Gratitude goes beyond a simple ‘thank you’. Research outlines three ways gratitude can be demonstrated in our everyday lives:
● Verbal gratitude - saying thank you
● Concrete gratitude – offering to share
● Connective gratitude – reciprocating something for someone else like friendship or help
In our individual pursuits of happiness, helping to nurture a culture of gratitude will inevitably get us all there faster, together. But where do we start? Let’s look to our students; the future generation that will define the norms and culture of a society ailed by the consequences of individualistic capitalism and materialism.
Froh and Bono (2012) researched the implementation of gratitude in a school curriculum and concluded that there was evidently an increase in a sense of belonging within the school. Gratitude can spread beyond students to teachers and staff, not only improving their work but helping to prevent burnout. By promoting gratitude in schools, we’ll foster these kinds of connections on a much wider scale, helping both students and schools to thrive.
Some further findings from notable research on the impact of gratitude:
· Allow them to think beyond themselves – It is not so much about sacrificing yourself but rather by thinking beyond themselves in a form of empathy rather than sympathy.
· Deeper relationships - research concluded that people who communicate their gratitude to their friends are more likely to work through problems and concerns with their friends and have a more positive perception of their friends (Lambert & Fincham, 2011).
· Improved optimism - Simply journaling for five minutes a day about what we are grateful for can enhance our long-term happiness by over 10% (Emmons & McCullough, 2003; Seligman, Steen, Park, & Peterson, 2005)
· Self-control over emotional action - Brown and Wong (2017) highlighted the impact on the brain by showing gratitude through writing gratitude letters and after only three months concluded that “the gratitude letter writers showed greater activation in the medial prefrontal cortex when they experienced gratitude in the fMRI scanner” (Brown & Wong, 2017:1)

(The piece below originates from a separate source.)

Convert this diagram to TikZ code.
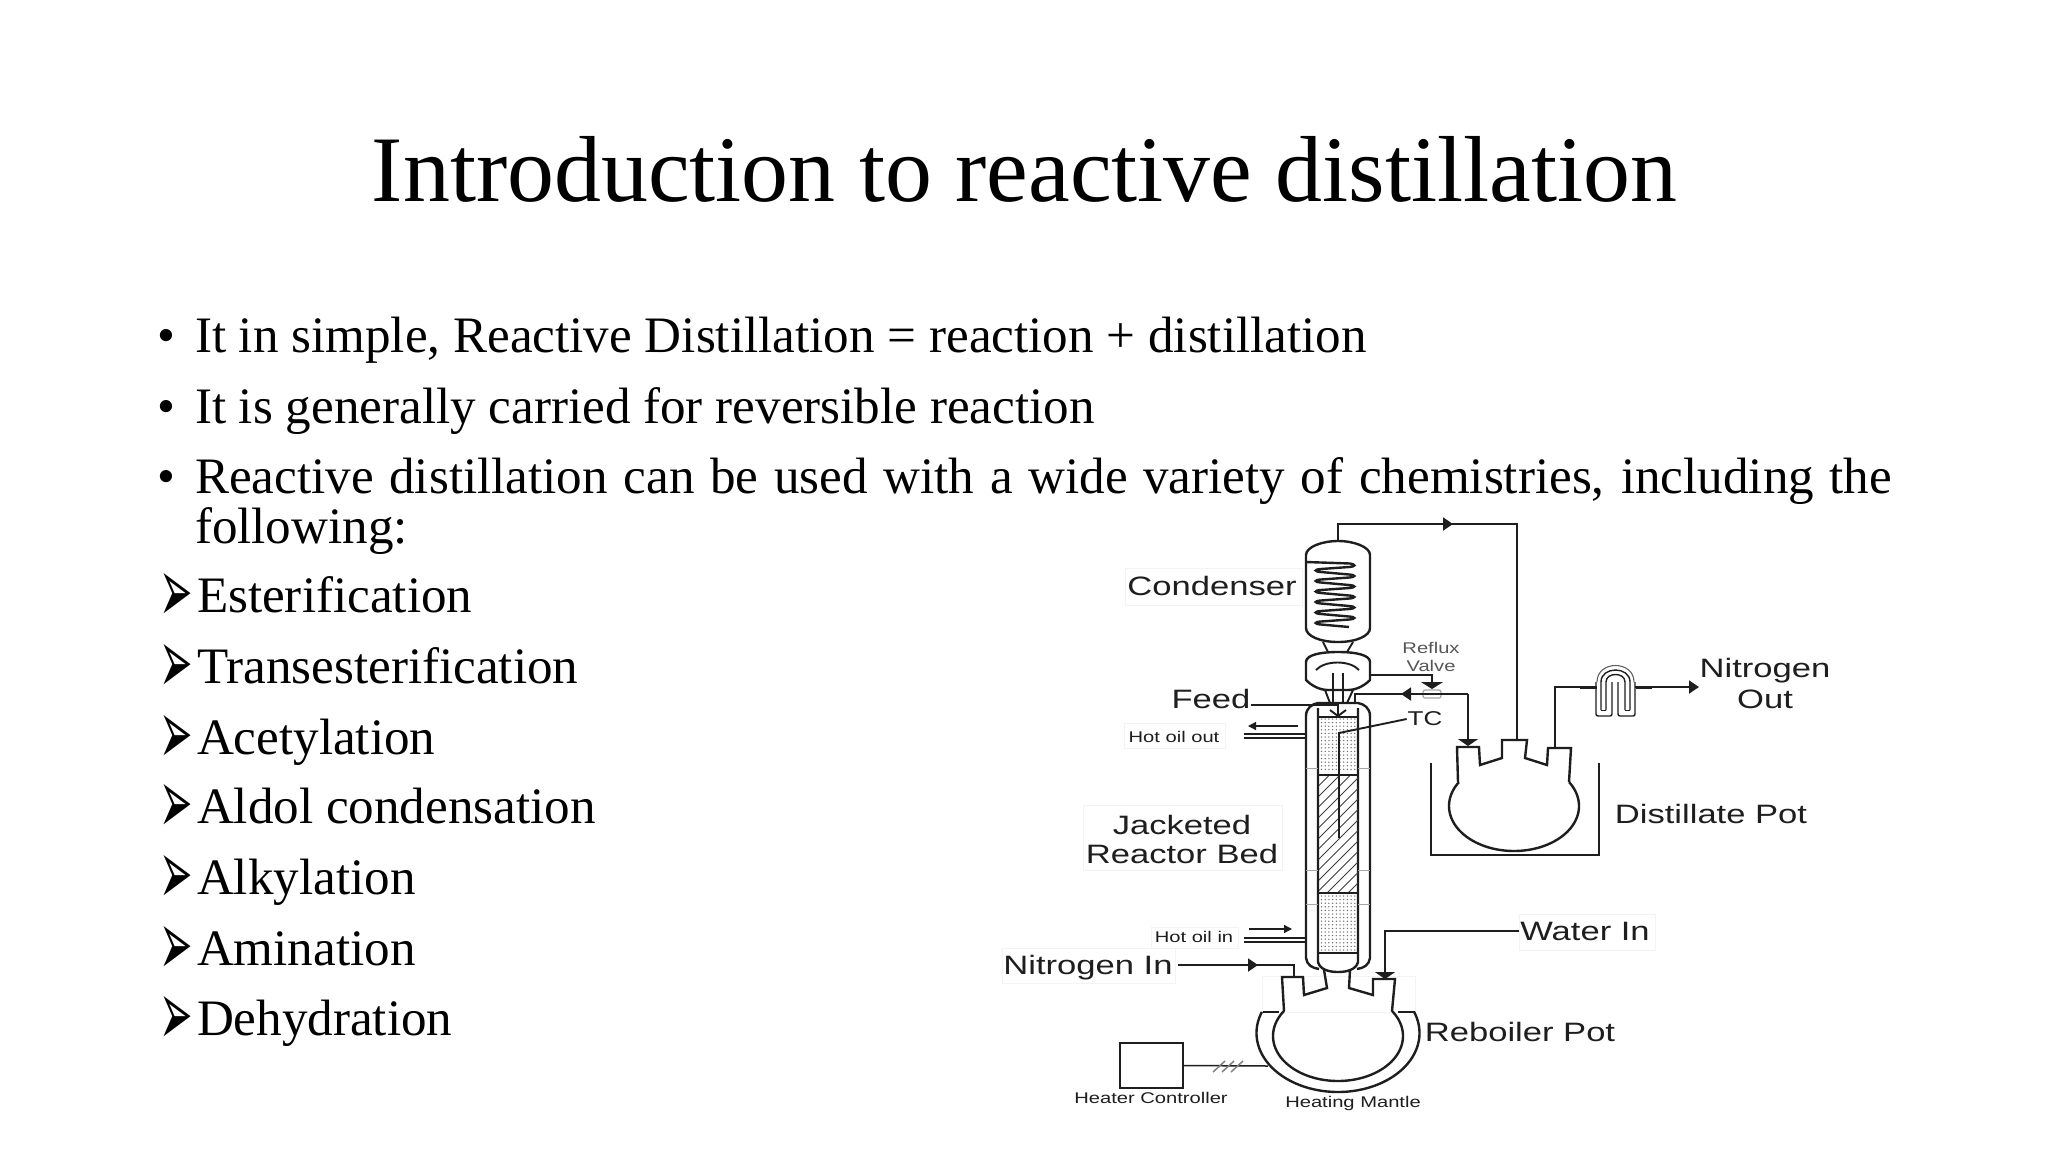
\documentclass[tikz,border=0pt]{standalone}
\usepackage{fontspec}
\usepackage{graphicx}
\setmainfont{Liberation Serif}
\newfontfamily\labfont[FakeStretch=1.3]{Liberation Sans}
\newfontfamily\symfont{DejaVu Sans}
\usetikzlibrary{arrows.meta,calc}
\definecolor{ink}{HTML}{1E1E1E}
\definecolor{pale}{HTML}{F3F3F3}
\definecolor{txt}{HTML}{000000}
\newcommand{\bodysize}{\fontsize{51.1}{51.1}\selectfont}
\newcommand{\labbig}{\fontsize{26.6}{26.6}\selectfont\labfont}
\newcommand{\labmid}{\fontsize{26.6}{26.6}\selectfont\labfont}
\newcommand{\labtc}{\fontsize{20}{20}\selectfont\labfont}
\newcommand{\labsmall}{\fontsize{15.5}{15.5}\selectfont\labfont}
\tikzset{
 x=1pt,y=-1pt,
 line join=round,
 body/.style={anchor=base west,inner sep=0pt,outer sep=0pt,text=txt,font=\bodysize},
 pipe/.style={draw=ink,line width=1.9pt},
 wall/.style={draw=ink,line width=2.4pt},
 thin pipe/.style={draw=ink,line width=1.3pt},
 faint/.style={draw=gray!70,line width=0.9pt},
 arr/.style={pipe,-{Triangle[length=10pt,width=13pt]},shorten >=-1pt},
 flat/.style={pipe,-{Triangle[length=7pt,width=20pt]},shorten >=-1pt},
 smallarr/.style={thin pipe,-{Triangle[length=8pt,width=8pt]}},
 lab/.style={inner sep=0pt,outer sep=1pt,text=ink},
 palebox/.style={draw=pale,line width=1pt,fill=white},
}
\begin{document}
\begin{tikzpicture}
\useasboundingbox (0,0) rectangle (2048,1152);
\fill[white] (0,0) rectangle (2048,1152);
% ---------- slide text
\node[anchor=base,inner sep=0pt,text=txt,font=\fontsize{93.8}{93.8}\selectfont] (title) at (1024.5,201) {Introduction to reactive distillation};
\node[body] (b1) at (157,352) {•};
\node[body] (t1) at (195,352) {It in simple, Reactive Distillation = reaction + distillation};
\node[body] (b2) at (157,423) {•};
\node[body] (t2) at (195,423) {It is generally carried for reversible reaction};
\node[body] (b3) at (157,493) {•};
\node[body] (t3) at (195,493) {\makebox[1697pt][s]{Reactive distillation can be used with a wide variety of chemistries, including the}};
\node[body] (t3b) at (195,543) {following:};
\foreach \n/\y/\w in {e/612/Esterification,f/683/Transesterification,g/754/Acetylation,h/823/Aldol condensation,i/894/Alkylation,j/965/Amination,k/1035/Dehydration}{
  \node[body,font=\fontsize{40}{40}\selectfont\symfont] (s\n) at (159,\y+10) {\scalebox{1}[2.3]{➢}};
  \node[body] (w\n) at (197,\y) {\w};
}
% ---------- faint paste boxes
\draw[palebox] (1125,568) rectangle (1302,605);
\draw[palebox] (1124,723) rectangle (1225,748);
\draw[palebox] (1083,805) rectangle (1282,870);
\draw[palebox] (1151,927) rectangle (1238,948);
\draw[palebox] (1002,948) rectangle (1175,983);
\draw[palebox] (1519,914) rectangle (1655,950);
\draw[palebox] (1262,976) rectangle (1415,1012);
% ---------- labels
\node[lab,font=\labbig] (condenser) at (1212,586) {Condenser};
\node[lab,font=\labbig] (feed) at (1211,699) {Feed};
\node[lab,font=\labsmall] (hotout) at (1174,737) {Hot oil out};
\node[lab,font=\labsmall,text=ink!75] (reflux) at (1431,648) {Reflux};
\node[lab,font=\labsmall,text=ink!75] (valve) at (1431,666) {Valve};
\node[lab,font=\labtc] (tc) at (1425,719) {TC};
\node[lab,font=\labmid] (jack) at (1182,825) {Jacketed};
\node[lab,font=\labmid] (react) at (1182,854) {Reactor Bed};
\node[lab,font=\labsmall] (hotin) at (1194,937) {Hot oil in};
\node[lab,font=\labbig] (nin) at (1088,968) {Nitrogen In};
\node[lab,font=\labbig] (water) at (1585,931) {Water In};
\node[lab,font=\labbig] (nout) at (1765,671) {Nitrogen};
\node[lab,font=\labbig] (out) at (1765,699) {Out};
\node[lab,font=\labmid] (dist) at (1711,814) {Distillate Pot};
\node[lab,font=\labmid] (rebl) at (1520,1032) {Reboiler Pot};
\node[lab,font=\labsmall] (hctl) at (1151,1098) {Heater Controller};
\node[lab,font=\labsmall] (hman) at (1353,1103) {Heating Mantle};
% ---------- condenser
\draw[wall] (1338,541) .. controls (1322,541) and (1306,547) .. (1306,555) -- (1306,628)
  .. controls (1306,636) and (1320,642) .. (1338,642)
  .. controls (1356,642) and (1370,636) .. (1370,628) -- (1370,555)
  .. controls (1370,547) and (1354,541) .. (1338,541) -- cycle;
\draw[draw=ink,line width=2.4pt] (1306,562) -- (1350,563.5)
  \foreach \yy in {564,574.5,585,595.5,606,616.5}{
    .. controls (1356,\yy+.5) and (1356,\yy+2.5) .. (1349,\yy+3) -- (1321,\yy+5)
    .. controls (1314,\yy+5.5) and (1314,\yy+7.5) .. (1321,\yy+8) -- (1349,\yy+10.5)
  };
% neck, head
\draw[pipe] (1323,642) -- (1328,652) (1353,642) -- (1347,652);
\draw[wall] (1338,652) .. controls (1320,652) and (1306,655) .. (1306,662) -- (1306,680)
  .. controls (1312,686) and (1320,690) .. (1328,690) -- (1348,690)
  .. controls (1356,690) and (1364,686) .. (1370,680) -- (1370,662)
  .. controls (1370,655) and (1356,652) .. (1338,652) -- cycle;
\draw[pipe] (1316,670) .. controls (1325,660) and (1350,660) .. (1359,670);
\draw[pipe] (1333,673) -- (1333,703) (1343,673) -- (1343,703);
\draw[pipe] (1325,690) -- (1330,703) (1353,690) -- (1347,703);
% ---------- column
\draw[wall] (1338,703) -- (1318,703) .. controls (1312,704) and (1306,708) .. (1306,716) -- (1306,958)
  .. controls (1307,965) and (1312,968) .. (1319,969);
\draw[wall] (1338,703) -- (1358,703) .. controls (1364,704) and (1370,708) .. (1370,716) -- (1370,958)
  .. controls (1369,965) and (1364,968) .. (1357,969);
\draw[wall] (1318,708) -- (1318,962) .. controls (1320,970) and (1330,972) .. (1338,972)
  .. controls (1346,972) and (1356,970) .. (1358,962) -- (1358,708);
% packing dots
\foreach \ya/\yb in {719/773,896/952}{
  \pgfmathsetmacro{\ysec}{\ya+3.6}
  \foreach \yy in {\ya,\ysec,...,\yb}{
    \foreach \xx in {1321.5,1325.2,...,1356}{
      \fill[ink!65] (\xx,\yy) circle[radius=0.75pt];
    }
  }
}
% hatch
\begin{scope}
\clip (1319,775) rectangle (1358,893);
\foreach \k in {0,1,...,15}{
  \draw[draw=ink!85,line width=1pt] ({1201+\k*10.5},893) -- ++(140,-140);
}
\end{scope}
% section lines
\draw[wall] (1318,717) -- (1358,717);
\draw[wall,line width=2.5pt] (1318,775) -- (1358,775);
\draw[wall,line width=2.5pt] (1318,893) -- (1358,893);
\draw[wall] (1318,953) -- (1358,953);
\foreach \yy in {768,870,904}{
  \draw[faint] (1306,\yy) -- (1318,\yy) (1358,\yy) -- (1370,\yy);
}
% thermocouple
\coordinate (tcb) at (1339,733);
\draw[pipe] (1339,838) -- (tcb) -- (tc.west);
% feed
\coordinate (feedtop) at (1338,705);
\draw[pipe] (feed.east |- feedtop) -- (feedtop) -- (1338,716);
\draw[pipe] (1330,710) -- (1338,716) -- (1346,710);
% hot oil out / in
\coordinate (oa) at (1298,726);
\coordinate (ob) at (1248,726);
\draw[smallarr] (oa) -- (ob);
\draw[thin pipe] (1244,734) -- (1306,734) (1244,738) -- (1306,738);
\coordinate (ia) at (1249,929);
\coordinate (ib) at (1292,929);
\draw[smallarr] (ia) -- (ib);
\draw[thin pipe] (1244,938) -- (1306,938) (1244,942) -- (1306,942);
% top line to distillate pot
\coordinate (cT) at (1338,541);
\coordinate (cU) at (1338,524);
\coordinate (cV) at (1452,524);
\coordinate (cW) at (1517,524);
\coordinate (cX) at (1517,740);
\draw[arr] (cT) -- (cU) -- (cV);
\draw[pipe] (cV) -- (cW) -- (cX);
% reflux
\coordinate (ra) at (1370,675);
\coordinate (rb) at (1432,675);
\coordinate (rc) at (1432,689);
\draw[pipe] (ra) -- (rb) -- (1432,684);
\fill[ink] (1421,682) -- (1443,682) -- (1432,689) -- cycle;
\coordinate (vl) at (1402,694);
\coordinate (vr) at (1468,694);
\draw[faint,line width=1.2pt,rounded corners=2pt] (1423,690) rectangle (1441,698);
\draw[arr] (vr) -- (vl);
\draw[pipe] (vl) -- (1355,694) -- (1355,702);
\draw[flat] (vr) -- (1468,745);
% ---------- distillate flask
\draw[wall] plot[domain=32:-212,samples=80] ({1514+65*cos(\x)},{806-45*sin(\x)});
\draw[wall] (1458,782) -- (1457,747) -- (1479,747) -- (1480,765) -- (1502,758) -- (1502,740) -- (1527,740) -- (1525,758) -- (1547,765) -- (1548,748) -- (1571,748) -- (1569,782);
% bath
\draw[pipe] (1431,763) -- (1431,855) -- (1599,855) -- (1599,763);
% ---------- nitrogen out and bubbler
\coordinate (na) at (1555,748);
\coordinate (nb) at (1555,687);
\coordinate (nc) at (1597,687);
\coordinate (nd) at (1635,687);
\coordinate (ne) at (1698,687);
\draw[pipe] (na) -- (nb) -- (nc);
\draw[arr] (nd) -- (ne);
\draw[draw=ink,line width=3pt] (1580,687) -- (1597,687) (1636,687) -- (1652,687);
\draw[draw=ink,line width=1.4pt,rounded corners=2pt] (1596,682) -- (1596,716) -- (1612,716) -- (1612,682);
\draw[draw=ink,line width=1.4pt,rounded corners=2pt] (1618,682) -- (1618,716) -- (1635,716) -- (1635,682);
\draw[draw=ink,line width=1.4pt] (1601,710) -- (1601,682) .. controls (1601,666) and (1630,666) .. (1630,682) -- (1630,710);
\draw[draw=ink,line width=1.4pt] (1606,710) -- (1606,682) .. controls (1606,672) and (1625,672) .. (1625,682) -- (1625,710);
\draw[draw=ink,line width=1pt] (1601,710) -- (1606,710) (1625,710) -- (1630,710);
\draw[draw=ink!70,line width=1.1pt] (1597,682) .. controls (1597,660) and (1634,660) .. (1634,682);
% ---------- nitrogen in
\coordinate (nia) at (1178,965);
\coordinate (nib) at (1257,965);
\coordinate (nic) at (1294,965);
\coordinate (nid) at (1294,977);
\draw[arr] (nia) -- (nib);
\draw[pipe] (nib) -- (nic) -- (nid);
% water in
\coordinate (wc) at (1385,931);
\draw[pipe] (water.west) -- (wc) -- (1385,972);
\draw[flat] (1385,960) -- (1385,978);
% ---------- reboiler flask
\draw[wall] plot[domain=34:-214,samples=80] ({1338+65*cos(\x)},{1036-45*sin(\x)});
\draw[wall] (1284,1011) -- (1282,977) -- (1303,977) -- (1304,995) -- (1327,988) -- (1324,970)
 (1350,970) -- (1349,988) -- (1373,995) -- (1373,979) -- (1395,979) -- (1392,1011);
% mantle
\draw[wall] (1279,1012) -- (1263,1012);
\draw[wall] plot[domain=159:381,samples=90] ({1338+81.5*cos(\x)},{1033+59*sin(\x-180)});
\draw[wall] (1415,1012) -- (1398,1012);
% heater
\node[draw=ink,line width=1.5pt,minimum width=63pt,minimum height=45pt,inner sep=0pt,outer sep=0pt] (heater) at (1151.5,1065.5) {};
\coordinate (hm) at (1268,1066);
\draw[draw=ink,line width=1.5pt] (heater.east) -- (hm);
\foreach \xx in {1213,1222,1231}{
  \draw[draw=gray,line width=1.5pt] (\xx,1072) -- ++(12,-11);
}
\end{tikzpicture}
\end{document}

· Reduce a sense of entitlement/taking things for granted
· Increase wellbeing - Researcher Chih-Che (2017) found that a high level of gratitude has a strong positive impact on psychological well-being, self-esteem, and depression.
How could we cultivate gratitude? By returning to the three different types of gratitude outlined above, we should all seek to normalise these as every day actions. This could include doing the following:
· Write a meaningful thank-you note
· Thank someone verbally
· Keep a gratitude journal; count your blessings every day!
· Meditate and reflect on your day: Where have people shown you kindness and gratitude? Where have you returned this?
Let us show gratefulness and celebrate each individual in our community - I challenge you to say THANK YOU!
Brown, J., & Wong, J. (2017). How Gratitude Changes You and Your Brain. Available online: https://greatergood.berkeley.edu/article/item/how_gratitude_changes_you_and_your_brain
Chih-Che, L. (2017). The Effect of Higher-Order Gratitude on Mental Well-Being: Beyond Personality and Unifactoral Gratitude. Current Psychology, 36
Emmons, R. A., & McCullough, M. E. (2003). Counting blessings versus burdens: An experimental investigation of gratitude and subjective well-being in daily life. Journal of Personality and Social Psychology, 84, 377-389
Froh, J.J., & Bono, G. (2012). How to Foster Gratitude in Schools. Available online: https://greatergood.berkeley.edu/article/item/how_to_foster_gratitude_in_schools
Lambert, N. M., & Fincham, F. D. (2011). Expressing gratitude to a partner leads to more relationship maintenance behavior. Emotion, 11, 52-60
Seligman, M. E. P., Steen, T. A., Park, N., & Peterson, C. (2005). Positive psychology progress: Empirical validation of interventions. Tidsskrift for Norsk Psykologforening, 42, 874-884.